Louisiana uses destination-based sourcing, which means the applicable tax rate is determined by where the buyer receives the goods, not where the seller ships them from. For shipped items, the tax rate is generally based on the delivery address. This creates real compliance complexity for sellers, because a business shipping across Louisiana may need to calculate and remit different combined rates for dozens of local jurisdictions. Accurate address-level tax lookup is essential for getting this right.
Out-of-state sellers who deliver more than $100,000 of goods or services into Louisiana in a year must register to collect and remit Louisiana sales and use tax, including tax on freight charges. This economic nexus threshold applies regardless of whether the seller has any physical presence in the state.

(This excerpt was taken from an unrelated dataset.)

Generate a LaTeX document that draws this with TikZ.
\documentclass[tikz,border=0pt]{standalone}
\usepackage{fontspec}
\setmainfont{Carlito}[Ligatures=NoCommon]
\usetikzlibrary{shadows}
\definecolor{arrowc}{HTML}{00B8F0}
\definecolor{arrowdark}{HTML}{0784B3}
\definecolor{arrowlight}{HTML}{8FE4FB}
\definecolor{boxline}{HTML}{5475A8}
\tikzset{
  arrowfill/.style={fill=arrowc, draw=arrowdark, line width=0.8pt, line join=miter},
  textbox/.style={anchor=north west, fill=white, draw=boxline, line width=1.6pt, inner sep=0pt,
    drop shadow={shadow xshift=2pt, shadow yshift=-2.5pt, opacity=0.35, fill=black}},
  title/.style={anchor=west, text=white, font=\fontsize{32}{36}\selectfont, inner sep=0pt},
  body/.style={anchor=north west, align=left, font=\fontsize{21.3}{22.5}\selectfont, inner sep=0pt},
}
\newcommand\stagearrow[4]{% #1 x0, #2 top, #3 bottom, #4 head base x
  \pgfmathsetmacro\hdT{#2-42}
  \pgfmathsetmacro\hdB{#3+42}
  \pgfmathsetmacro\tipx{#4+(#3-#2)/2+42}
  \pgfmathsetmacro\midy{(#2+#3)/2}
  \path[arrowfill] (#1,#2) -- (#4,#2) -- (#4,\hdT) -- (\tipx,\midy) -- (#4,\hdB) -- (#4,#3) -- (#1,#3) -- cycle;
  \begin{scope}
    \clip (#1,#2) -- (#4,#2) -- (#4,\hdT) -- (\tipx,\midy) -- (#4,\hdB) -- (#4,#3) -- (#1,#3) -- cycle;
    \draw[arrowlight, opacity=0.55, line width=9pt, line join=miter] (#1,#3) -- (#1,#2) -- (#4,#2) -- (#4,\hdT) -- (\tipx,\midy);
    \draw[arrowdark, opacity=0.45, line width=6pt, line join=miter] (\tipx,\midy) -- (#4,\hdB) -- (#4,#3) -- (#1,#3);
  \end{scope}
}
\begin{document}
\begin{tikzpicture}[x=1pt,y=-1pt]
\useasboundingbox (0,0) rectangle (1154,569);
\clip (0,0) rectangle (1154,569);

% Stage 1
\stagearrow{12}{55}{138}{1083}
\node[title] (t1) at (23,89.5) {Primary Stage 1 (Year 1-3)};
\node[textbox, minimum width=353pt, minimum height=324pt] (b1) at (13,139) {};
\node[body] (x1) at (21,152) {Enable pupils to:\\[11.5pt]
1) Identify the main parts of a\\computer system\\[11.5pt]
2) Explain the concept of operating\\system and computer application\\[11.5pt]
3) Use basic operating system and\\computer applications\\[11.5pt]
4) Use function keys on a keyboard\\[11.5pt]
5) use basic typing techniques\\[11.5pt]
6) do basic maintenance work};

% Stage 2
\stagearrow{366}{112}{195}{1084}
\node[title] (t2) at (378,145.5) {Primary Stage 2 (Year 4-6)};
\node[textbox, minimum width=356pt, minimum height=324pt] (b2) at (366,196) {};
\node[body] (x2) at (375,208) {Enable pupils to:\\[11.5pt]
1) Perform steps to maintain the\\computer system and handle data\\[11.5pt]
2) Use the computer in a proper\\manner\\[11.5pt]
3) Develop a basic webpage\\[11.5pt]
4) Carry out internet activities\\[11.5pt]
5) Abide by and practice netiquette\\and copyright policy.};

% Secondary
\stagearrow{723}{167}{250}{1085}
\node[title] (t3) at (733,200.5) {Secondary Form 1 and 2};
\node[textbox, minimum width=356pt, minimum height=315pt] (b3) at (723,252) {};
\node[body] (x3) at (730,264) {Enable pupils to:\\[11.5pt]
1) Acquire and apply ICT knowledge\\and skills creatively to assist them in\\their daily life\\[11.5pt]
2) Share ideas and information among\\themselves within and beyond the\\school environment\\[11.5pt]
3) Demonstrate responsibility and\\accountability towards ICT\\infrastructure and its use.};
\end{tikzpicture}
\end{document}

Louisiana also requires marketplace facilitators to collect and remit state and local sales tax on all taxable remote sales they facilitate for delivery into Louisiana. Under La. R.S. 47:340.1, the marketplace facilitator bears this obligation whether the transaction is on its own behalf or on behalf of a third-party seller using its platform. This means that when a buyer purchases a taxable product through a marketplace like Amazon, the platform is responsible for collecting tax on the full amount, including any freight charges paid to the seller through that platform.
Given how much turns on who pays whom for freight, documentation matters. Louisiana requires dealers to retain all books and records related to sales tax until the applicable prescription period runs out under La. R.S. 47:1579. In practice, keeping records for at least three to four years after the tax becomes due or is paid is a reasonable baseline, though holding them longer is safer if any audit or assessment is pending.
The records most likely to matter in a freight-taxability dispute are:
Interest on unpaid Louisiana sales tax accrues at an annual rate tied to the state’s judicial interest rate plus three percentage points, capped at 1.25% per month. That adds up quickly on freight charges a business mistakenly treated as nontaxable, especially when local taxes compound the underpayment across multiple jurisdictions.